Questi ragazzi fortunatamente oggi, a differenza di venti o trent’anni fa, hanno i social, che sono strumenti assolutamente positivi. Attraverso il web si rendono conto che il mondo sta girando in un altro modo, molto diverso da quello che si vive in Iran. Anche loro vogliono quella libertà che non hanno mai conosciuto ed è per questo che continuano a manifestare.
D: Che sia monarchia o repubblica, il sentire comune dei cittadini iraniani è quello di liberarsi dal regime sanguinario e feroce al quale sono costretti a sottostare da anni. Quali sono le speranze per il futuro e cosa può fare l’Occidente per aiutare l’Iran?

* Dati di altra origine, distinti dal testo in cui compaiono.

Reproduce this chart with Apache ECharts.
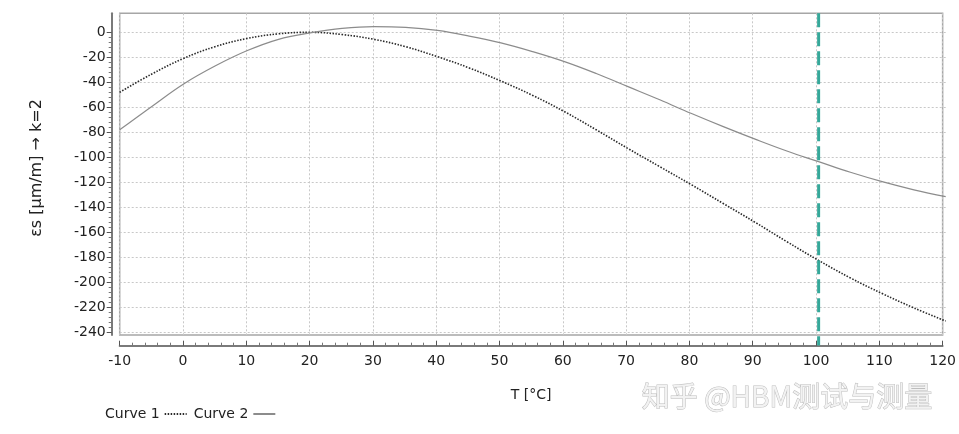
<!DOCTYPE html>
<html>
<head>
<meta charset="utf-8">
<script src="https://cdn.jsdelivr.net/npm/echarts@6/dist/echarts.min.js"></script>
<style>html,body{margin:0;padding:0;background:#fff}#c{width:959px;height:434px}</style>
</head>
<body>
<div id="c"></div>
<script>
const temps = [-10,-5,0,5,10,15,20,25,30,35,40,45,50,55,60,65,70,75,80,85,90,95,100,105,110,115,120];
const curve1 = [-48,-33.5,-21,-11.5,-5,-1.2,0,-1.8,-5.6,-11.5,-19.5,-28.5,-39,-50.5,-63.5,-78,-93,-107.5,-122,-137,-152,-167.5,-182.5,-196.5,-209,-220.5,-231];
const curve2 = [-78,-59.5,-41.5,-27,-14.8,-5.6,-0.5,3.1,4.6,4.0,1.5,-3,-8.5,-15.5,-23.5,-33,-43.5,-54,-65,-75.5,-85.5,-95,-103.5,-112,-119.5,-126,-131.5];
const markerT = 100;
const markerSpan = [15.2, -250.6];
const xTicks = {min: -10, max: 120, interval: 10};
const yTicks = {min: -240, max: 0, interval: 20};

const font = 'DejaVu Sans';
const chart = echarts.init(document.getElementById('c'));
chart.setOption({
  animation: false,
  backgroundColor: '#fff',
  grid: [
    {left: 119.7, right: 13.3, top: 32.3, bottom: 101.7, show: false},
    {left: 119.7, right: 13.3, top: 13.3, bottom: 99, show: true, borderColor: '#a6a6a6', borderWidth: 1.5, backgroundColor: 'transparent'}
  ],
  xAxis: [
    {gridIndex: 0, type: 'value', min: xTicks.min, max: xTicks.max, interval: xTicks.interval, show: false},
    {gridIndex: 1, type: 'value', min: xTicks.min, max: xTicks.max, interval: xTicks.interval, position: 'bottom', offset: 10.7,
      axisLine: {show: true, onZero: false, lineStyle: {color: '#7a7a7a', width: 2}},
      axisTick: {show: true, inside: true, length: 5, lineStyle: {color: '#555'}},
      minorTick: {show: true, splitNumber: 5, length: 3, lineStyle: {color: '#777'}},
      axisLabel: {color: '#222', fontFamily: font, fontSize: 14, margin: 9},
      splitLine: {show: true, lineStyle: {color: '#c8c8c8', type: [2, 2], width: 1}},
      name: 'T [°C]', nameLocation: 'middle', nameGap: 43,
      nameTextStyle: {color: '#222', fontFamily: font, fontSize: 14}
    }
  ],
  yAxis: [
    {gridIndex: 0, type: 'value', min: yTicks.min, max: yTicks.max, interval: yTicks.interval, position: 'left', offset: 8,
      axisLine: {show: false, onZero: false},
      axisTick: {show: true, length: 5, lineStyle: {color: '#555'}},
      minorTick: {show: true, splitNumber: 5, length: 3, lineStyle: {color: '#777'}},
      axisLabel: {color: '#222', fontFamily: font, fontSize: 14, margin: 6},
      splitLine: {show: true, lineStyle: {color: '#c8c8c8', type: [2, 2], width: 1}}
    },
    {gridIndex: 1, type: 'value', min: 0, max: 1, position: 'left', offset: 8,
      axisLine: {show: true, onZero: false, lineStyle: {color: '#7a7a7a', width: 2}},
      axisTick: {show: false}, axisLabel: {show: false}, splitLine: {show: false}
    }
  ],
  legend: {
    left: 100, top: 402, align: 'right', itemGap: 6, itemWidth: 22, itemHeight: 10,
    data: ['Curve 1', 'Curve 2'],
    itemStyle: {opacity: 0},
    textStyle: {color: '#222', fontFamily: font, fontSize: 14, padding: [0, 0, 0, 0]}
  },
  series: [
    {name: 'Curve 1', type: 'line', xAxisIndex: 0, yAxisIndex: 0, smooth: 0.4, symbol: 'none', clip: false,
      data: temps.map((t, i) => [t, curve1[i]]),
      lineStyle: {color: '#2a2a2a', width: 1.6, type: [1.5, 1.5]}, itemStyle: {color: '#2a2a2a'}},
    {name: 'Curve 2', type: 'line', xAxisIndex: 0, yAxisIndex: 0, smooth: 0.4, symbol: 'none', clip: false,
      data: temps.map((t, i) => [t, curve2[i]]),
      lineStyle: {color: '#8c8c8c', width: 1.2}, itemStyle: {color: '#8c8c8c'}},
    {name: 'marker', type: 'line', xAxisIndex: 0, yAxisIndex: 0, symbol: 'none', clip: false, silent: true, z: 5,
      data: markerSpan.map(v => [markerT, v]),
      lineStyle: {color: '#36a89a', width: 3, type: [14, 5]}}
  ],
  graphic: [
    {type: 'text', x: 37, y: 168, rotation: Math.PI / 2,
      style: {text: 'εs [µm/m] → k=2', fill: '#222', font: '16px "DejaVu Sans"', align: 'center', verticalAlign: 'middle'}},
    {type: 'text', x: 787, y: 396,
      style: {text: '知乎 @HBM测试与测量', fill: '#f2f2f2', stroke: '#bdbdbd', lineWidth: 1, font: '28px "Noto Sans CJK SC"', align: 'center', verticalAlign: 'middle'}}
  ]
});
</script>
</body>
</html>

R: Personalmente per il futuro mi aspetto che ci sia un crollo del regime. Gli iraniani vogliono la libertà, cioè un diritto universale. Si dovrebbe nascere liberi in ogni paese, è una condizione di normalità per noi in Occidente. Per loro invece è qualcosa di diverso, perché non hanno mai vissuto questa condizione.
In Iran se sei una donna non puoi andare allo stadio a vedere una partita, non si può ballare per la strada e sentire le canzoni. E’ proibito persino andare in gruppo a fare, ad esempio, una passeggiata al mare, perché non è permessa l’aggregazione tra uomini e donne.
Quello che noi possiamo fare come Occidente, è parlare soprattutto con i leader dei paesi per cercare di far capire quello che succede in Iran. Gli Stati sono perfettamente a conoscenza di quel che accade nella Repubblica Islamica, però il lato economico sorpassa quello umano. Quando si tratta di fare accordi economici i diritti umani vengono messi in secondo piano.
Se quel regime esiste ancora oggi è perché riceve il sostegno da una parte della popolazione, andata a votare obbligatoriamente. In caso contrario i cittadini ricevono una segnalazione, o viene loro decurtato lo stipendio. L’altra parte importante del sostegno al regime arriva dai paesi occidentali, che hanno sulla coscienza il peso delle morti di tantissimi uomini e donne iraniani. Non è solo colpa del ‘regime cattivo’. Il regime c’è, ma allo stesso tempo, l’Occidente non fa niente per distruggerlo.